Pro Rata Distribution
The court considered the fact that the redemption of stock was carried out pro rata among the stockholders. While a pro rata distribution can indicate a distribution equivalent to a taxable dividend, the court clarified that this is not always the case. The court stressed the importance of evaluating the specific circumstances surrounding each case. In this instance, the pro rata factor was not sufficient to override the legitimate business purposes behind the distribution. The court concluded that the redemption of stock did not automatically classify the distribution as essentially equivalent to a taxable dividend, given the broader context of the company's contraction.
Net Effect Test
The court addressed the "net-effect test," which is often used to determine whether a corporate distribution is essentially equivalent to a taxable dividend. The court rejected the notion that the net-effect test should be the decisive factor in this case. Instead, the court focused on the actual business circumstances and the genuine motivations of the company. The court explained that the net effect is not a rigid formula or a means to balance law against facts, but rather an inference drawn from the situation. The court emphasized sticking to the statutory language of "essentially equivalent" and found that the distribution did not meet this criterion.

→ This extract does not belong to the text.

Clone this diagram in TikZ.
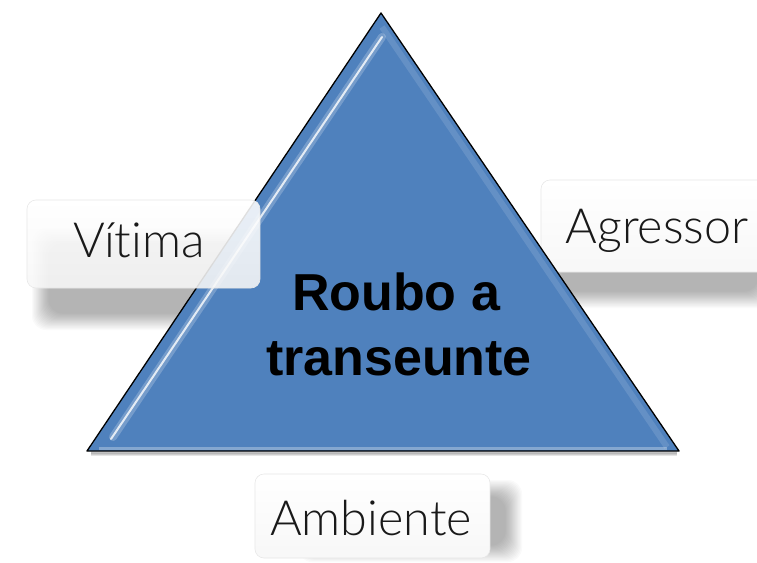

Conclusion and Affirmation
The U.S. Court of Appeals for the Fifth Circuit ultimately affirmed the Tax Court's decision, concluding that the distribution by Texon Royalty Company should be treated as a partial liquidation rather than a taxable dividend. The court found that the distribution was motivated by legitimate business purposes, and the pro rata nature of the stock redemption did not automatically render it equivalent to a taxable dividend. The court's reasoning was grounded in the specific facts and circumstances of the case, which supported the Tax Court's findings. The decision reinforced the principle that corporate distributions motivated by business contraction and operational needs are not inherently taxable as dividends.